The Sham Debate over Detention

http://www.commondreams.org/view/2013/07/14-1


Senate Intelligence Committee Chair Sen. Dianne Feinstein, D-Calif., center, talks with Sen. John D. Rockefeller, D-W.Va., on Capitol Hill in Washington, Tuesday, March 12, 2013, during the committee's hearing on worldwide threats. (Photo: Susan Walsh)

In the current semi-public debate between the Senate Intelligence Committee and the U.S. Central Intelligence Agency, all useful details about the issues in question regarding the CIA’s interrogation program remain classified by both sides. This discussion would be almost laughable if not for the fact that hundreds, perhaps thousands, of people have been held, without due process, in indefinite extrajudicial detention at Guantanamo and in “black sites” overseas. “A guarantee of public access to government information is indispensable in the long run for any democratic society,” philosopher Sissela Bok once said. “If officials make public only what they want citizens to know, then publicity becomes a sham and accountability meaningless.”

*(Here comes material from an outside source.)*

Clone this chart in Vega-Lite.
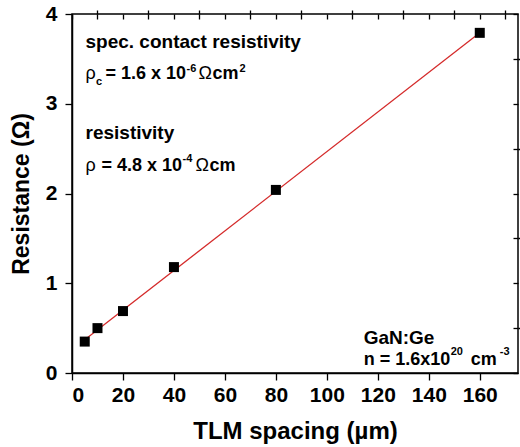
{
  "$schema": "https://vega.github.io/schema/vega-lite/v6.json",
  "width": 446,
  "height": 359,
  "autosize": "none",
  "padding": {"left": 72, "top": 14, "right": 2, "bottom": 74},
  "background": "white",
  "config": {
    "view": {"stroke": "black", "strokeWidth": 1.5},
    "font": "Liberation Sans",
    "axis": {
      "grid": false,
      "domainColor": "black",
      "domainWidth": 1.5,
      "tickColor": "black",
      "tickWidth": 1.3,
      "labelFont": "Liberation Sans",
      "labelFontWeight": "bold",
      "labelFontSize": 21,
      "labelColor": "black",
      "titleFont": "Liberation Sans",
      "titleFontWeight": "bold",
      "titleFontSize": 23,
      "titleColor": "black"
    }
  },
  "datasets": {
    "tlm": [
      {"spacing": 5, "resistance": 0.35},
      {"spacing": 10, "resistance": 0.5},
      {"spacing": 20, "resistance": 0.69},
      {"spacing": 40, "resistance": 1.18},
      {"spacing": 80, "resistance": 2.04},
      {"spacing": 160, "resistance": 3.79}
    ],
    "fit": [
      {"spacing": 5, "resistance": 0.37},
      {"spacing": 160, "resistance": 3.79}
    ],
    "head": [
      {"x": 5.3, "y": 3.62, "t": "spec. contact resistivity"},
      {"x": 5.3, "y": 2.61, "t": "resistivity"},
      {"x": 114.45, "y": 0.32, "t": "GaN:Ge"}
    ],
    "formula": [
      {"x": 13.15, "y": 3.273, "t": "= 1.6 x 10"},
      {"x": 55.16, "y": 3.273, "t": "cm"},
      {"x": 11.58, "y": 2.255, "t": "= 4.8 x 10"},
      {"x": 53.99, "y": 2.255, "t": "cm"},
      {"x": 114.45, "y": 0.094, "t": "n = 1.6x10"},
      {"x": 156.46, "y": 0.094, "t": "cm"}
    ],
    "symbols": [
      {"x": 5.3, "y": 3.273, "t": "ρ"},
      {"x": 49.67, "y": 3.273, "t": "Ω"},
      {"x": 5.3, "y": 2.255, "t": "ρ"},
      {"x": 48.49, "y": 2.255, "t": "Ω"}
    ],
    "small": [
      {"x": 9.42, "y": 3.206, "t": "c"},
      {"x": 44.96, "y": 3.352, "t": "-6"},
      {"x": 65.76, "y": 3.352, "t": "2"},
      {"x": 43.39, "y": 2.355, "t": "-4"},
      {"x": 148.6, "y": 0.205, "t": "20"},
      {"x": 167.85, "y": 0.205, "t": "-3"}
    ]
  },
  "resolve": {"axis": {"x": "independent", "y": "independent"}},
  "layer": [
    {
      "data": {"name": "fit"},
      "mark": {"type": "line", "color": "#d42a2a", "strokeWidth": 1.3},
      "encoding": {
        "x": {
          "field": "spacing", "type": "quantitative",
          "scale": {"domain": [0, 175], "nice": false, "zero": false},
          "axis": {"title": "TLM spacing (µm)", "values": [0, 20, 40, 60, 80, 100, 120, 140, 160], "tickSize": 7, "labelPadding": 4, "titlePadding": 14, "titleFontSize": 24}
        },
        "y": {
          "field": "resistance", "type": "quantitative",
          "scale": {"domain": [0, 4], "nice": false, "zero": false},
          "axis": {"title": "Resistance (Ω)", "values": [0, 1, 2, 3, 4], "tickSize": 7, "labelPadding": 8, "titlePadding": 12}
        }
      }
    },
    {
      "data": {"name": "tlm"},
      "mark": {"type": "square", "size": 100, "color": "black", "opacity": 1, "filled": true},
      "encoding": {
        "x": {
          "field": "spacing", "type": "quantitative",
          "axis": {"title": null, "labels": false, "domain": false, "values": [10, 30, 50, 70, 90, 110, 130, 150, 170], "tickSize": 4}
        },
        "y": {
          "field": "resistance", "type": "quantitative",
          "axis": {"title": null, "labels": false, "domain": false, "values": [0.5, 1.5, 2.5, 3.5], "tickSize": 4}
        }
      }
    },
    {
      "data": {"name": "head"},
      "mark": {"type": "text", "align": "left", "baseline": "alphabetic", "fontSize": 19, "fontWeight": "bold", "color": "black", "font": "Liberation Sans"},
      "encoding": {
        "x": {
          "field": "x", "type": "quantitative",
          "axis": {"orient": "top", "title": null, "labels": false, "domain": false, "values": [0, 10, 20, 30, 40, 50, 60, 70, 80, 90, 100, 110, 120, 130, 140, 150, 160, 170], "tickSize": -5}
        },
        "y": {
          "field": "y", "type": "quantitative",
          "axis": {"orient": "right", "title": null, "labels": false, "domain": false, "values": [0, 0.5, 1, 1.5, 2, 2.5, 3, 3.5, 4], "tickSize": -5}
        },
        "text": {"field": "t"}
      }
    },
    {
      "data": {"name": "formula"},
      "mark": {"type": "text", "align": "left", "baseline": "alphabetic", "fontSize": 18, "fontWeight": "bold", "color": "black", "font": "Liberation Sans"},
      "encoding": {
        "x": {"field": "x", "type": "quantitative", "axis": null},
        "y": {"field": "y", "type": "quantitative", "axis": null},
        "text": {"field": "t"}
      }
    },
    {
      "data": {"name": "symbols"},
      "mark": {"type": "text", "align": "left", "baseline": "alphabetic", "fontSize": 18, "fontWeight": "normal", "color": "black", "font": "Liberation Sans"},
      "encoding": {
        "x": {"field": "x", "type": "quantitative", "axis": null},
        "y": {"field": "y", "type": "quantitative", "axis": null},
        "text": {"field": "t"}
      }
    },
    {
      "data": {"name": "small"},
      "mark": {"type": "text", "align": "left", "baseline": "alphabetic", "fontSize": 11, "fontWeight": "bold", "color": "black", "font": "Liberation Sans"},
      "encoding": {
        "x": {"field": "x", "type": "quantitative", "axis": null},
        "y": {"field": "y", "type": "quantitative", "axis": null},
        "text": {"field": "t"}
      }
    }
  ]
}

Detainees have been tortured. Rebecca Palermo, with the Bill of Rights Defense Committee, reported on the systematic destruction of evidence that would have proved in a court of law the frequency and extent to which the CIA participates in torture of their prisoners at these illegal “black sites.” The political actors leading the charge in the Senate Intelligence Committee, namely Senators Feinstein and Chambliss, decry the CIA’s interrogation program for being ‘ineffective’ and say that the use of “enhanced-interrogation techniques,” such as waterboarding and other certain Geneva conventions-violating abuses, and CIA-run secret prisons are terrible mistakes. These actions are indeed terrible, but hardly mistakes. Years of planning went into these illegal CIA operations, and they were rubber-stamped the whole way.

Created in 1976, the Senate Intelligence Committee was designed to provide vigilant legislative oversight to intelligence programs and activities “to assure that such activities are in accordance with the constitution and laws of the United States.” The Committee participates in weekly hearings with senior intelligence analysts, program managers, and agency heads who provide updates on ongoing activities, regional analysis and information collection programs. The Senate Intelligence Committee is also responsible for writing an annual bill that authorizes funding levels for intelligence activities.

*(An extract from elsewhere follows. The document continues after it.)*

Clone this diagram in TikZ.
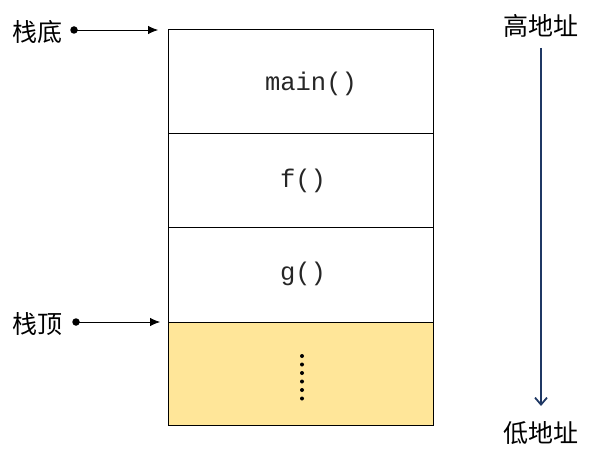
\documentclass[tikz,border=0pt]{standalone}
\usepackage{fontspec}
\newfontfamily\cjk{Noto Sans CJK SC}
\newfontfamily\mono{Liberation Mono}
\usetikzlibrary{arrows.meta}
\definecolor{stackfill}{RGB}{255,230,153}
\definecolor{navy}{RGB}{31,56,100}
\tikzset{
  frame/.style={draw=black, line width=0.9pt, minimum width=265pt, inner sep=0pt, outer sep=0pt, anchor=north west},
  lbl/.style={font=\cjk\fontsize{25}{27}\selectfont, inner sep=0pt},
  fn/.style={font=\mono\fontsize{25.5}{27}\selectfont, inner sep=0pt, text=black!85},
  ptr/.style={line width=0.8pt, -{Latex[length=10pt,width=8.5pt]}},
  pdot/.style={circle, fill=black, inner sep=0pt, minimum size=7.5pt},
  sdot/.style={circle, fill=black, inner sep=0pt, minimum size=4pt},
}
\begin{document}
\begin{tikzpicture}[x=1pt,y=-1pt]
\useasboundingbox (0,0) rectangle (596,449);
\node[frame, minimum height=104pt] (b1) at (168,29) {};
\node[frame, minimum height=94pt] (b2) at (168,133) {};
\node[frame, minimum height=95pt] (b3) at (168,227) {};
\node[frame, minimum height=103pt, fill=stackfill] (b4) at (168,322) {};
\node[fn] (t1) at (311,84) {main()};
\node[fn] (t2) at (303,181) {f()};
\node[fn] (t3) at (303,274) {g()};
\foreach \i/\yy in {1/356,2/364.5,3/373,4/381.5,5/390,6/398.5}
  \node[sdot] (d\i) at (302,\yy) {};
\node[lbl, anchor=east] (sb) at (63,32) {栈底};
\node[pdot] (sbd) at (74,30) {};
\coordinate (sbe) at (158,30);
\draw[ptr] (sbd.center) -- (sbe);
\node[lbl, anchor=east] (st) at (63,324) {栈顶};
\node[pdot] (std) at (76,322) {};
\coordinate (ste) at (160,322);
\draw[ptr] (std.center) -- (ste);
\node[lbl] (hi) at (541,26) {高地址};
\node[lbl] (lo) at (541,433) {低地址};
\draw[navy, line width=1.8pt, -{Straight Barb[length=7pt,width=12pt]}] (541,48) -- (541,406);
\end{tikzpicture}
\end{document}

Given its expansive supervisory relationship with the CIA, the Senate Intelligence Committee has been well aware of the agency’s counterterrorism activities all along. What’s not clear is to what degree the Committee has been complicit through their budgetary and legislative authority in the establishment and maintenance of programs of torture, secret prisons and all the rest. Someone at some point authorized funding and other resources for these illegal operations.